Kirk Named Lead of Elliott Davis’ Cybersecurity Practice

Brian Kirk

Brian Kirk

Greenville, S.C.-based Elliott Davis (FY17 net revenue of $118.1 million) announced that Brian Kirk has been named practice lead of the firm’s growing cybersecurity division. He is based in the company’s Greenville headquarters.

“The need for solutions that mitigate the risk of cyber threats has never been greater,” says Jimmy Buddenberg, director of Elliott Davis’ risk advisory and cybersecurity practice. “Brian brings more than two decades of experience building, implementing and overseeing cyber security programs for companies in a variety of industries.
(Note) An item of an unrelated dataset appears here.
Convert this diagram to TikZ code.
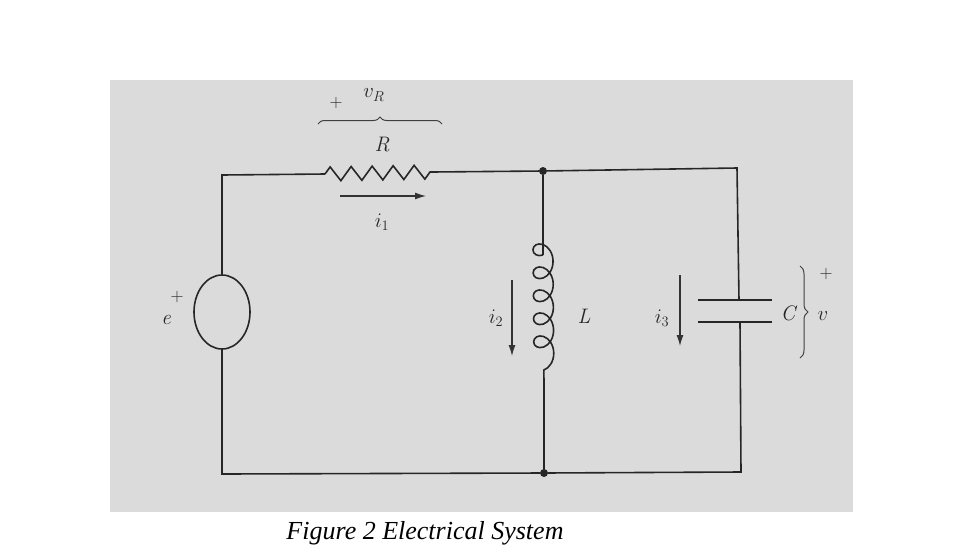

He’ll use this knowledge to help clients identify vulnerabilities and create strategies to protect their enterprise.”

As the lead for Elliott Davis’ cybersecurity team, Kirk, who has more than 25 years of IT experience, the last 10 of which were in cybersecurity, will partner with organizations to develop and implement comprehensive cybersecurity solutions to safeguard their businesses, as well as their customers’ critical assets and data. He will work with clients to assess and improve their security posture through areas such as security and vulnerability assessments, IT budget and staffing reviews, and advisory services associated with technology and sourcing solutions.

“Competition aside, cyber-attacks are now one of the most formidable challenges facing today’s businesses,” says Kirk. “The impact of even a single data breach can be devastating, both to a company’s finances and its reputation. We’ll work with clients to develop tools, policies and procedures that minimize exposure and, enabling them to focus on running their business rather than worrying about a potential cyber-attack.”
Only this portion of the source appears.